TEMPO.CO, Jakarta - Ukraina mengabaikan ultimatum Rusia untuk menyerahkan kota Sievierodonetsk pada Rabu ketika para menteri pertahanan NATO berkumpul di Brussels untuk membahas pengiriman lebih banyak senjata berat mengisi kembali persediaan Kyiv yang semakin menipis.
Rusia sebelumnya mengancam tentara Ukraina yang bertahan di sebuah pabrik kimia di kota yang hancur itu untuk menghentikan "perlawanan yang tidak masuk akal dan meletakkan senjata" mulai Rabu pagi, setelah unggul dalam pertempuran untuk menguasai Ukraina timur.

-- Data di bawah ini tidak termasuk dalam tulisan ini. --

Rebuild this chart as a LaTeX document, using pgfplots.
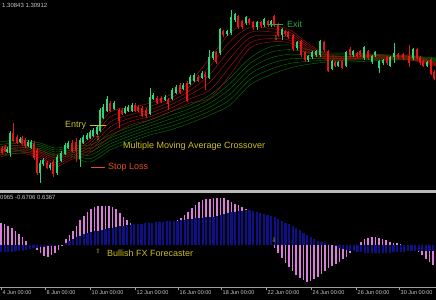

Rencana yang diumumkan oleh Moskow untuk membuka koridor kemanusiaan bagi warga sipil yang terjebak di pabrik itu terganggu oleh serangan Ukraina, kata separatis yang didukung Rusia seperti dikutip oleh kantor berita RIA. Separatis telah merencanakan untuk membawa warga sipil ke wilayah di bawah kendali mereka.
Ukraina mengatakan lebih dari 500 warga sipil, termasuk 40 anak-anak, terjebak di dalam pabrik kimia Azot, di mana pasukannya telah melawan pengeboman Rusia selama berminggu-minggu yang telah menghancurkan sebagian besar Sievierodonetsk.
Walikota Sievierodonetsk, Oleksandr Stryuk, mengatakan setelah batas waktu pagi berlalu, pasukan Rusia berusaha menyerbu kota dari beberapa arah tetapi pasukan Ukraina terus mempertahankannya.
"Kami mencoba mendorong musuh ke pusat kota," katanya di televisi, tanpa mengacu pada ultimatum. "Ini adalah situasi yang sedang berlangsung dengan keberhasilan parsial."
Serhiy Gaidai, gubernur wilayah Luhansk yang membawahi Sievierodonetsk, mengatakan tentara mempertahankan kota dan mencegah pasukan Rusia masuk Lysychansk, kota kembar yang dipegang oleh Ukraina di tepi seberang sungai Siverskyi Donets.
"Namun demikian, Rusia dekat dan penduduk menderita dan rumah-rumah dihancurkan," katanya dalam unggahan online tepat sebelum batas waktu Rusia pukul 8 pagi waktu Moskow.
Luhansk adalah salah satu dari dua provinsi timur yang diklaim Moskow atas nama proksi separatis. Bersama-sama mereka membentuk Donbas, kawasan industri Ukraina tempat Rusia memfokuskan serangannya setelah gagal merebut ibu kota Ukraina, Kyiv, pada Maret.
Intelijen Inggris mengatakan para pejuang di pabrik kimia itu bisa bertahan di bawah tanah dan pasukan Rusia kemungkinan akan tetap fokus pada mereka, menjaga mereka dari menyerang di tempat lain.
Tetapi pasukan Ukraina di front timur kelelahan dan kalah jumlah, kata Menteri Pertahanan Inggris Ben Wallace.
Pemboman Azot mengingatkan pengepungan pabrik baja Azovstal sebelumnya di pelabuhan selatan Mariupol, tempat ratusan pejuang dan warga sipil Ukraina berlindung dari serangan Rusia. Mereka yang akhirnya menyerah pada pertengahan Mei dan dibawa ke tahanan Rusia.